» **Set problem**
Quote, line for line, the entries from the first through the one containing "0.02, 0.02, 0.02];". Pictures are left out.

--- START OF Provided records ---

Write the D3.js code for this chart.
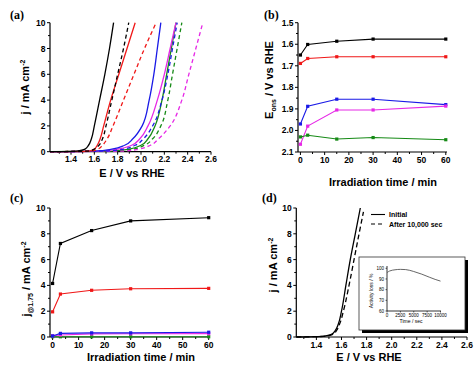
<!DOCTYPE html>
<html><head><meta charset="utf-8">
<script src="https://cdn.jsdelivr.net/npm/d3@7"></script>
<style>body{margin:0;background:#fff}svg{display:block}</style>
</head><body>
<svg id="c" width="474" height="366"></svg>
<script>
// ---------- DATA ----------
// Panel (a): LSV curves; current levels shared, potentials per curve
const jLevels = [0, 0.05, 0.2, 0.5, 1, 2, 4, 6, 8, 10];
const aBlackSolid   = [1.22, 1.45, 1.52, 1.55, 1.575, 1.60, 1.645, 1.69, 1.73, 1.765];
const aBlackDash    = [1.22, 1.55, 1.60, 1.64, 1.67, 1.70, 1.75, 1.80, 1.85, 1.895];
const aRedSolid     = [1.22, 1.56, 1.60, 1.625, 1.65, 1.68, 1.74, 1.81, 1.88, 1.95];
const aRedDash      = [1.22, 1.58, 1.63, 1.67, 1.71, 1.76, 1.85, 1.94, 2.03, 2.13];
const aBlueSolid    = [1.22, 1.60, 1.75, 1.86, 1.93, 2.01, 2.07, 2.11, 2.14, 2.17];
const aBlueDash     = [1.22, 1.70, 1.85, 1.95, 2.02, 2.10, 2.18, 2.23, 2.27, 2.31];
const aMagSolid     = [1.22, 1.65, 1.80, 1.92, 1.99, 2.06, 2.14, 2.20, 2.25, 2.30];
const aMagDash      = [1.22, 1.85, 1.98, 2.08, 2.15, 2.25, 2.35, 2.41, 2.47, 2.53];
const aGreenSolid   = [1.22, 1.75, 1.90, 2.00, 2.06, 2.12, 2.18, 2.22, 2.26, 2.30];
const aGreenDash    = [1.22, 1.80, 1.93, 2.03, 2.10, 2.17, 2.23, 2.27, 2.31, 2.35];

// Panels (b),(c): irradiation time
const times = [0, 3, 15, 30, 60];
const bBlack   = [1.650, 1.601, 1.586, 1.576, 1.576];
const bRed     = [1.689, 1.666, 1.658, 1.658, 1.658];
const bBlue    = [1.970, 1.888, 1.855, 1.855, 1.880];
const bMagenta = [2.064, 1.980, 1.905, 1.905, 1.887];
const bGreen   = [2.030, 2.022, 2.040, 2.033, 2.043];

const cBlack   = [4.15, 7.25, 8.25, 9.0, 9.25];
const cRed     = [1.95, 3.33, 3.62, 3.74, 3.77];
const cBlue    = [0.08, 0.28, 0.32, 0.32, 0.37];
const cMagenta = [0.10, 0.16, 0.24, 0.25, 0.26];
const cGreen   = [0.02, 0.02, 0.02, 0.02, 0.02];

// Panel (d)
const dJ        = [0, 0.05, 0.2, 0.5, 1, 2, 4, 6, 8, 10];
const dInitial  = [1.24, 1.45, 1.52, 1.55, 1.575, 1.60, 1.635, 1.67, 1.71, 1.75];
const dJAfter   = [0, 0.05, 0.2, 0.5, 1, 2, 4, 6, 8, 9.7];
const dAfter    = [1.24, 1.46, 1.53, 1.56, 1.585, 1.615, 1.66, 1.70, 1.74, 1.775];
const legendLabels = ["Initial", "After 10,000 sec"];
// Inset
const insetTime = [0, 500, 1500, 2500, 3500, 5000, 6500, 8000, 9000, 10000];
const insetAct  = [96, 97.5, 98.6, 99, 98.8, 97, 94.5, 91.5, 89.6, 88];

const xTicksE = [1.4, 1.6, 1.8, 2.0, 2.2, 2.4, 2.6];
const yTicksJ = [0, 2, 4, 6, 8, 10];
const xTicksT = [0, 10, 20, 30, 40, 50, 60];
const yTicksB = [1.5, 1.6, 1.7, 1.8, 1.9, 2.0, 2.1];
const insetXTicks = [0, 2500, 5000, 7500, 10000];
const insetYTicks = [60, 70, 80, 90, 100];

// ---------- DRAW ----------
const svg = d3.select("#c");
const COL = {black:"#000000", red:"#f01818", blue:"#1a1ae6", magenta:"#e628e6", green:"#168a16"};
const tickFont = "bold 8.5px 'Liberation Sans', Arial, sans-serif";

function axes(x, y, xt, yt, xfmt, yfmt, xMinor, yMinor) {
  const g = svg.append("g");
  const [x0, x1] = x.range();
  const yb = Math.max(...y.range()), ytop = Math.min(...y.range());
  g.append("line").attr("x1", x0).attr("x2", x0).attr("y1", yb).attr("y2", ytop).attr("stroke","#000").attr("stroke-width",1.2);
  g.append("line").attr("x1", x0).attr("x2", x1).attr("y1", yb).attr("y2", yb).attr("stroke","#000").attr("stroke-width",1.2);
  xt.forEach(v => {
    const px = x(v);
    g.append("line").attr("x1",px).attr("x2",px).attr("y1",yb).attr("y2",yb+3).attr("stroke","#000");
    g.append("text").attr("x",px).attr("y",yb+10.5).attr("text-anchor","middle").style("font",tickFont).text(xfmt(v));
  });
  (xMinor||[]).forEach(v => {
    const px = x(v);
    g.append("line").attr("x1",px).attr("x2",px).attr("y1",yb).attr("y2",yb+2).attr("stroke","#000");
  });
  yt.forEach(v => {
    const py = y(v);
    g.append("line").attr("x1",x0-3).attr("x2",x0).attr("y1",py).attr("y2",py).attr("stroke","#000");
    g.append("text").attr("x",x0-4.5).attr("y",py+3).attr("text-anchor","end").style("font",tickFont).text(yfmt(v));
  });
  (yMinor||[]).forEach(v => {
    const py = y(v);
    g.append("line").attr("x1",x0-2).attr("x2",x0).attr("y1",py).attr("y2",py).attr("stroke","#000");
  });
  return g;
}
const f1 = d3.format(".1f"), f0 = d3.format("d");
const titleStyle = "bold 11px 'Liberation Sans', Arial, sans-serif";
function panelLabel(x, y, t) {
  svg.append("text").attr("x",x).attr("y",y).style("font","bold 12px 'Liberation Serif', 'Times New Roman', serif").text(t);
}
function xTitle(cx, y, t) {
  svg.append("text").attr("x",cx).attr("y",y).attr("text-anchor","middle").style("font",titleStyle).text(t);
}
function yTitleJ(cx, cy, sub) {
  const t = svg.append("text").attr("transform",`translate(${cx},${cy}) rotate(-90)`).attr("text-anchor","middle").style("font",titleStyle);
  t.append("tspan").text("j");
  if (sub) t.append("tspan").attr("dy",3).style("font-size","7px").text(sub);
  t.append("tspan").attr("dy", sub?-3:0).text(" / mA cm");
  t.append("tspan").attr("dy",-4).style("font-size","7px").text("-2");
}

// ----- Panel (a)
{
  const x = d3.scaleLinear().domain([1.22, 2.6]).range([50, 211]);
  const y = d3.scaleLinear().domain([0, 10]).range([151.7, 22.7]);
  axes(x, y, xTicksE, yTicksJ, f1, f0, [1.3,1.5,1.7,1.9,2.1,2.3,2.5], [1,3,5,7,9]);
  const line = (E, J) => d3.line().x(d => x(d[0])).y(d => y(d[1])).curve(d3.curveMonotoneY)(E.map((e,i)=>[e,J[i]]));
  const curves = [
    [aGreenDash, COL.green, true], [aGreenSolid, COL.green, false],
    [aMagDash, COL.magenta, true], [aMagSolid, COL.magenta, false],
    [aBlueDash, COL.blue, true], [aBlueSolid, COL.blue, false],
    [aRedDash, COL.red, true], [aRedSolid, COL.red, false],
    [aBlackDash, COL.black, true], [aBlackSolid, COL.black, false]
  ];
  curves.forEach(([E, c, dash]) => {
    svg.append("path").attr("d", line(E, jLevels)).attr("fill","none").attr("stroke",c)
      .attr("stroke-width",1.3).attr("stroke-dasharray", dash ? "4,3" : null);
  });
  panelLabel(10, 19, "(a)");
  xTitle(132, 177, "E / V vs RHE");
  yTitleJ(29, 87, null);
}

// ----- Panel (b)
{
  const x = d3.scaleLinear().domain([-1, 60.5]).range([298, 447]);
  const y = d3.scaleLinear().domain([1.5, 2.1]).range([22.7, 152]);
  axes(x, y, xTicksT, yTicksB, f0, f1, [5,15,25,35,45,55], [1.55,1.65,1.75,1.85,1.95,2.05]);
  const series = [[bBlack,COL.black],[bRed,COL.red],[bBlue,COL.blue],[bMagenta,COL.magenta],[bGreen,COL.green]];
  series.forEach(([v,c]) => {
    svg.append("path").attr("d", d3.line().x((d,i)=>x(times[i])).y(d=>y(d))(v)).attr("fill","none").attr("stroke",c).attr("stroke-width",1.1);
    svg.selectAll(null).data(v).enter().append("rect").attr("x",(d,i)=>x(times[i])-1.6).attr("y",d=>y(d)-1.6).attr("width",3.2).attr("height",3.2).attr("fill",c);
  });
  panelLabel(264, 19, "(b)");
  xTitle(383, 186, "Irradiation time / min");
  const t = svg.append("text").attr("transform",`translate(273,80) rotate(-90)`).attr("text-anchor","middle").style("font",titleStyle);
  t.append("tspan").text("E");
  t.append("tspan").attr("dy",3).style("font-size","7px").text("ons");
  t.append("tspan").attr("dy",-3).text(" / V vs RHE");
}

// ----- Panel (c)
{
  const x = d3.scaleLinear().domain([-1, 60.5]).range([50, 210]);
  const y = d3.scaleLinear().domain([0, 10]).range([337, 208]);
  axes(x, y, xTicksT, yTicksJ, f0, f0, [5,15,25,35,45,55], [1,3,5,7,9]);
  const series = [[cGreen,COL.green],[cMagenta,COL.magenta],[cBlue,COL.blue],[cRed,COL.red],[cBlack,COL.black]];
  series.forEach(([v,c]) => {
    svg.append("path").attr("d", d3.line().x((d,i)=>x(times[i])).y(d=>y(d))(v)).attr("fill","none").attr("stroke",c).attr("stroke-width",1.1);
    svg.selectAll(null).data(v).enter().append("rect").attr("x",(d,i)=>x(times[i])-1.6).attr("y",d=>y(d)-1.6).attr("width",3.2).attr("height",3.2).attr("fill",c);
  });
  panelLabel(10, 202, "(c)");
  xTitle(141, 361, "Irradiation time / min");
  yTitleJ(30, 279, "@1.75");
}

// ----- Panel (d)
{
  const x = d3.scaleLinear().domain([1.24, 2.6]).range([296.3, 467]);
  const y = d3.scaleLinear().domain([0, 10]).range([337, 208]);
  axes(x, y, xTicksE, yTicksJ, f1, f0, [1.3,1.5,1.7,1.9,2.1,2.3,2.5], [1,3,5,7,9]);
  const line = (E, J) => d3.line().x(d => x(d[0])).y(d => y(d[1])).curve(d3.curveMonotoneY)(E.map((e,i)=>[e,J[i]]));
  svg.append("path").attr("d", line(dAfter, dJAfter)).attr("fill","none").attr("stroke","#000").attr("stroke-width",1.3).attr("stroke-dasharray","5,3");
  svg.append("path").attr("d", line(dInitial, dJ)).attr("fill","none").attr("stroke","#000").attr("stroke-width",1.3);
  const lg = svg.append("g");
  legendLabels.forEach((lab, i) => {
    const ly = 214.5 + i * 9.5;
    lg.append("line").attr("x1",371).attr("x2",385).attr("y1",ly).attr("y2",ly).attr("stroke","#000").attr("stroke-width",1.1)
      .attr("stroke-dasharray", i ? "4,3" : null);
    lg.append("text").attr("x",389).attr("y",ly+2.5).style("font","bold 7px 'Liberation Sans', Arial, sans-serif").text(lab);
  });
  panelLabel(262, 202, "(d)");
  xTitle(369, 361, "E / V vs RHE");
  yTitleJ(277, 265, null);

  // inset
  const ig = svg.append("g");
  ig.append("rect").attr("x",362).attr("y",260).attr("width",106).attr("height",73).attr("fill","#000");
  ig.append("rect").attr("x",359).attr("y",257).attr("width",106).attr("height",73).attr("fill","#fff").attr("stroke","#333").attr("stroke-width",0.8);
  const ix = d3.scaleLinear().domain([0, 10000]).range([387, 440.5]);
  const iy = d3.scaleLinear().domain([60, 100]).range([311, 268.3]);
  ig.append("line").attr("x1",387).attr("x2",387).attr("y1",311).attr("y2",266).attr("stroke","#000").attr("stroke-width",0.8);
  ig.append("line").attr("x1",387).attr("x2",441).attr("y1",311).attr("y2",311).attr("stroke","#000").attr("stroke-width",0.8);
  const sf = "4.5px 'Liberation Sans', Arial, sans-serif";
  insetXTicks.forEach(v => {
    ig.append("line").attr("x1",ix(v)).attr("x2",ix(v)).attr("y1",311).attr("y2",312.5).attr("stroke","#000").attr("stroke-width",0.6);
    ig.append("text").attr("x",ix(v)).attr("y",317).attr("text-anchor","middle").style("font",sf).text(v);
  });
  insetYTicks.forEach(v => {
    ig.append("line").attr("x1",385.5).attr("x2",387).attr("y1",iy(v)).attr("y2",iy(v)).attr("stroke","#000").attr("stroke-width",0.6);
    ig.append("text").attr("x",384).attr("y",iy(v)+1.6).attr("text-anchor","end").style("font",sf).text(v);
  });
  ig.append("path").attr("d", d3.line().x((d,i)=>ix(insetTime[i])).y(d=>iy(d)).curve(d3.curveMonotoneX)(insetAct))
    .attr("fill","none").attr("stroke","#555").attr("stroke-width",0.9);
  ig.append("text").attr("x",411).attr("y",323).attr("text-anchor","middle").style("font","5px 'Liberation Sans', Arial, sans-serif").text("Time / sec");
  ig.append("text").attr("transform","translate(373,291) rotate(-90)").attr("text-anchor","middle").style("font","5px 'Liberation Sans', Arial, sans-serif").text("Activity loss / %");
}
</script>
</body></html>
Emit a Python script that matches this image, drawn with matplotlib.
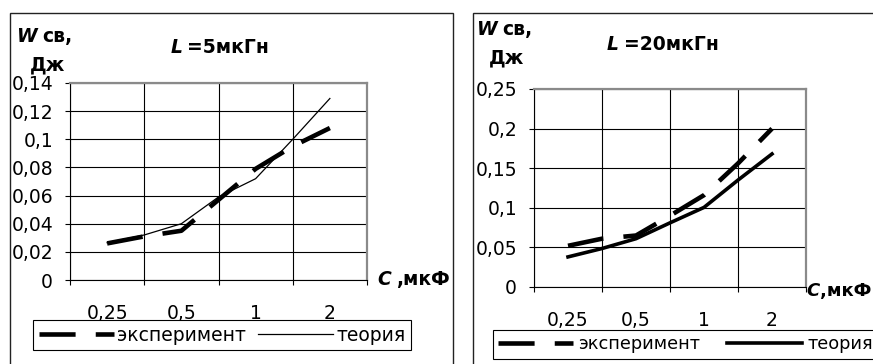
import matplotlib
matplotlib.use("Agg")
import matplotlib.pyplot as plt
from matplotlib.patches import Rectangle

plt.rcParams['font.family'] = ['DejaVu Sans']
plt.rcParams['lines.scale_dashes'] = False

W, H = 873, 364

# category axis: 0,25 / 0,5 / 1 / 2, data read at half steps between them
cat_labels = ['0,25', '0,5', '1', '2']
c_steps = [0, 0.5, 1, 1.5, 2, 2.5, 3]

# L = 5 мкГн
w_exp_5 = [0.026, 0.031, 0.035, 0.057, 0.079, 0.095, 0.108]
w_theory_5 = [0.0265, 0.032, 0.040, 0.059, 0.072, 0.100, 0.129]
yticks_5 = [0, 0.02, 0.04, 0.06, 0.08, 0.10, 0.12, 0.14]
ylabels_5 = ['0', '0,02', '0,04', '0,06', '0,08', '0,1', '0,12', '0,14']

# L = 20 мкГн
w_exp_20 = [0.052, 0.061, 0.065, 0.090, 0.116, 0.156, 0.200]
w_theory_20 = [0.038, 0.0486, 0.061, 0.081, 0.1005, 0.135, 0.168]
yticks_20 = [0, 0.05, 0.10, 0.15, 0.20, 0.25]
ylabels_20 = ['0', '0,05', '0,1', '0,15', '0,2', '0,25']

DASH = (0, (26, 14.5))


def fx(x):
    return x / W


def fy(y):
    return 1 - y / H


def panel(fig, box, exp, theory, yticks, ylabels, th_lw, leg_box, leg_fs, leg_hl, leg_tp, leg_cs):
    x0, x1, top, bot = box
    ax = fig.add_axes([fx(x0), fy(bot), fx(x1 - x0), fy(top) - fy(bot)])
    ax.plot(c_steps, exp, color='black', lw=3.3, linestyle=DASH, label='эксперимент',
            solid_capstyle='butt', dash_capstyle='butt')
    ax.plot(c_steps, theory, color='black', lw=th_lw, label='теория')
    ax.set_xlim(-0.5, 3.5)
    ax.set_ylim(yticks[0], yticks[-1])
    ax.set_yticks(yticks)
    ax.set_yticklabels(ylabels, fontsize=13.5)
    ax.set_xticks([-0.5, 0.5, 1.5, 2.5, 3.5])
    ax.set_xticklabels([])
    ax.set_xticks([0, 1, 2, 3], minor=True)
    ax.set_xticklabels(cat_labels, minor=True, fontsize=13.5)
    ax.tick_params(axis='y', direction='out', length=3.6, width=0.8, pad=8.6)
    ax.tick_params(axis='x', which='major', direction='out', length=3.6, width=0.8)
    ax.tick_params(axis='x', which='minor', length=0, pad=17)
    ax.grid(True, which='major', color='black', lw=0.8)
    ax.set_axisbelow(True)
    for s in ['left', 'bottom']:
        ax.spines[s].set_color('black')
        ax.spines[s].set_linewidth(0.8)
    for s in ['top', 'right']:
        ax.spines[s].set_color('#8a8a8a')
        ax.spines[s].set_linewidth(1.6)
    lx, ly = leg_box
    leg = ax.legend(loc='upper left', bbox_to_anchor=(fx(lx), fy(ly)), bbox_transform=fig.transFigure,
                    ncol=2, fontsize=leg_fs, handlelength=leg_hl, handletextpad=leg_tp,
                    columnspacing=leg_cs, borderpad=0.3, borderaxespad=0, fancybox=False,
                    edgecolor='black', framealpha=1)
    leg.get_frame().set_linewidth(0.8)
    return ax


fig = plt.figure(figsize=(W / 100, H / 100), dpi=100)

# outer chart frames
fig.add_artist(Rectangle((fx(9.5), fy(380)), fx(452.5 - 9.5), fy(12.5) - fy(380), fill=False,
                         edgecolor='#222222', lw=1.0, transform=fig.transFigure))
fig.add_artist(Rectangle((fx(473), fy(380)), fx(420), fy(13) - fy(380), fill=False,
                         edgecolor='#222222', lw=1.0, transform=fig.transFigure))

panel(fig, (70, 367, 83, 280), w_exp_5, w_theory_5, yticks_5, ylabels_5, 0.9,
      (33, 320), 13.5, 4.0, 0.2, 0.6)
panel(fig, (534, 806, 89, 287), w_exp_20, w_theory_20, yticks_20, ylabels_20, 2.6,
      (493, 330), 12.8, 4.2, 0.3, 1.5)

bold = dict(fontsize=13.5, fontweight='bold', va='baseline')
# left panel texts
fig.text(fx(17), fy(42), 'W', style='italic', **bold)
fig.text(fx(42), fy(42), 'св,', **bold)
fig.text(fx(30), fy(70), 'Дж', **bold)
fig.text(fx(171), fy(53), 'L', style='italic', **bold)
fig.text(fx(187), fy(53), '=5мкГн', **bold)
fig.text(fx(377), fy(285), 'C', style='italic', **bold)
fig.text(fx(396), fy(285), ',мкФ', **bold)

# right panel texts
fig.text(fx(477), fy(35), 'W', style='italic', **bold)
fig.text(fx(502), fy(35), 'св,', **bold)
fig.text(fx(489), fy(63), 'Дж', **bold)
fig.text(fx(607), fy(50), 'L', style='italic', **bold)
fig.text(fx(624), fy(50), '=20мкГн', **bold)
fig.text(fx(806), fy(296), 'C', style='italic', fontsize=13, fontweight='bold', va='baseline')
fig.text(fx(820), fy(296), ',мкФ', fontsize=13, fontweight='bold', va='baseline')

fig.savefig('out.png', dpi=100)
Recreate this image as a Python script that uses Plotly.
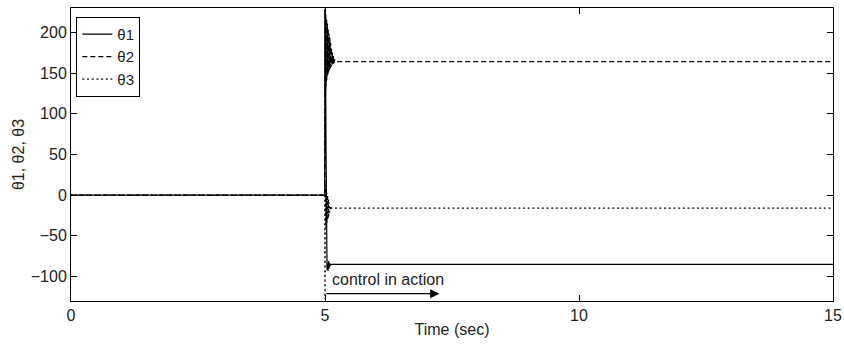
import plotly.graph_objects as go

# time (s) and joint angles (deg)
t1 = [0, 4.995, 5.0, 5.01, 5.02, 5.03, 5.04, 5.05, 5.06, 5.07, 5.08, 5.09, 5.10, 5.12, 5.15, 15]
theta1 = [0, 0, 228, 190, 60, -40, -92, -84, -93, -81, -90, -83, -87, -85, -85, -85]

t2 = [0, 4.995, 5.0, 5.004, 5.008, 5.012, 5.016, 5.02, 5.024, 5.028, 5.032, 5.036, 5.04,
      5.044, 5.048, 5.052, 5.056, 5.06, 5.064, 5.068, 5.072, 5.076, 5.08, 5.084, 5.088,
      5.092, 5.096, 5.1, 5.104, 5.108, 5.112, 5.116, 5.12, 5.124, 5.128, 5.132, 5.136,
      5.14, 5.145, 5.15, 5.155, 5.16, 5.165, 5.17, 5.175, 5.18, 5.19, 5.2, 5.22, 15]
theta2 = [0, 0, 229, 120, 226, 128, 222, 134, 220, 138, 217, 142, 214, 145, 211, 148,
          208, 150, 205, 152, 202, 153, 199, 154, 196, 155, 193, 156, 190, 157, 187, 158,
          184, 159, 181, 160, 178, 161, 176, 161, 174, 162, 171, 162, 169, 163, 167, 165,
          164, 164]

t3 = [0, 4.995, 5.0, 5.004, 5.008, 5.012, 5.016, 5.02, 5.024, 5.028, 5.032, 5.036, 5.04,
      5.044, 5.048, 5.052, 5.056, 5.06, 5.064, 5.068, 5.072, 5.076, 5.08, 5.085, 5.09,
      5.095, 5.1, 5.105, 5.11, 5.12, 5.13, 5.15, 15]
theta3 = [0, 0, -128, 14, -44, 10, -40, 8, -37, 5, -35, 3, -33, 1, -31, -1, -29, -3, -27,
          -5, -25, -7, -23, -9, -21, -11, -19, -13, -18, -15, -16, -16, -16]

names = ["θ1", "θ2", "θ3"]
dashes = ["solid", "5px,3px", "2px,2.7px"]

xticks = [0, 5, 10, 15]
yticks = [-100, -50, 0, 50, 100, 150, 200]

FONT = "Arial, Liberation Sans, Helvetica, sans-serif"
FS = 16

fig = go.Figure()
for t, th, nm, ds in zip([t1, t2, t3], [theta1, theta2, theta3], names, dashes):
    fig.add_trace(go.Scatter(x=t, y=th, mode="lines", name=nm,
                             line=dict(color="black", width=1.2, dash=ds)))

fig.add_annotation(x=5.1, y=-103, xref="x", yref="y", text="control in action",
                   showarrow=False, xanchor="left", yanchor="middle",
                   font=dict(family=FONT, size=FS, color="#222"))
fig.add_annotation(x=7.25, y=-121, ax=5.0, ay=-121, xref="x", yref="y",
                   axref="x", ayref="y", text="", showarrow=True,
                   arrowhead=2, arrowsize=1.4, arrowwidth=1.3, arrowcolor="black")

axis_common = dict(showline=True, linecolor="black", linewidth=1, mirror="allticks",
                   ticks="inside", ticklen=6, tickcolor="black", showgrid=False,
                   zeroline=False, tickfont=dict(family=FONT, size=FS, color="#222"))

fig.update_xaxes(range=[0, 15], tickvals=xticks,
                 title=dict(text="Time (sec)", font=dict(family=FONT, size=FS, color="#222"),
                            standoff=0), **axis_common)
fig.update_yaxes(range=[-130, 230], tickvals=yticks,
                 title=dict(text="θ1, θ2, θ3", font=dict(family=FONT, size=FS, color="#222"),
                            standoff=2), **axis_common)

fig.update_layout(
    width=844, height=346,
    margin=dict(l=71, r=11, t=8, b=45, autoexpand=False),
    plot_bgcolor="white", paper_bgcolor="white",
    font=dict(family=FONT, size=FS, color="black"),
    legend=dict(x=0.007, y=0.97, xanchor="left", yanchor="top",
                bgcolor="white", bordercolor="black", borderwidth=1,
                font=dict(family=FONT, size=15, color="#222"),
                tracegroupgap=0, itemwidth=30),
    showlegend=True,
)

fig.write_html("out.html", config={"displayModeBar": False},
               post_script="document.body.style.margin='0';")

--- END OF Provided records ---

» **Result of this task**
Write the D3.js code for this chart.
<!DOCTYPE html>
<html><head><meta charset="utf-8">
<script src="https://cdn.jsdelivr.net/npm/d3@7"></script>
<style>body{margin:0;background:#fff}svg{display:block}</style>
</head><body>
<svg id="c" width="474" height="366"></svg>
<script>
// ---------- DATA ----------
// Panel (a): LSV curves; current levels shared, potentials per curve
const jLevels = [0, 0.05, 0.2, 0.5, 1, 2, 4, 6, 8, 10];
const aBlackSolid   = [1.22, 1.45, 1.52, 1.55, 1.575, 1.60, 1.645, 1.69, 1.73, 1.765];
const aBlackDash    = [1.22, 1.55, 1.60, 1.64, 1.67, 1.70, 1.75, 1.80, 1.85, 1.895];
const aRedSolid     = [1.22, 1.56, 1.60, 1.625, 1.65, 1.68, 1.74, 1.81, 1.88, 1.95];
const aRedDash      = [1.22, 1.58, 1.63, 1.67, 1.71, 1.76, 1.85, 1.94, 2.03, 2.13];
const aBlueSolid    = [1.22, 1.60, 1.75, 1.86, 1.93, 2.01, 2.07, 2.11, 2.14, 2.17];
const aBlueDash     = [1.22, 1.70, 1.85, 1.95, 2.02, 2.10, 2.18, 2.23, 2.27, 2.31];
const aMagSolid     = [1.22, 1.65, 1.80, 1.92, 1.99, 2.06, 2.14, 2.20, 2.25, 2.30];
const aMagDash      = [1.22, 1.85, 1.98, 2.08, 2.15, 2.25, 2.35, 2.41, 2.47, 2.53];
const aGreenSolid   = [1.22, 1.75, 1.90, 2.00, 2.06, 2.12, 2.18, 2.22, 2.26, 2.30];
const aGreenDash    = [1.22, 1.80, 1.93, 2.03, 2.10, 2.17, 2.23, 2.27, 2.31, 2.35];

// Panels (b),(c): irradiation time
const times = [0, 3, 15, 30, 60];
const bBlack   = [1.650, 1.601, 1.586, 1.576, 1.576];
const bRed     = [1.689, 1.666, 1.658, 1.658, 1.658];
const bBlue    = [1.970, 1.888, 1.855, 1.855, 1.880];
const bMagenta = [2.064, 1.980, 1.905, 1.905, 1.887];
const bGreen   = [2.030, 2.022, 2.040, 2.033, 2.043];

const cBlack   = [4.15, 7.25, 8.25, 9.0, 9.25];
const cRed     = [1.95, 3.33, 3.62, 3.74, 3.77];
const cBlue    = [0.08, 0.28, 0.32, 0.32, 0.37];
const cMagenta = [0.10, 0.16, 0.24, 0.25, 0.26];
const cGreen   = [0.02, 0.02, 0.02, 0.02, 0.02];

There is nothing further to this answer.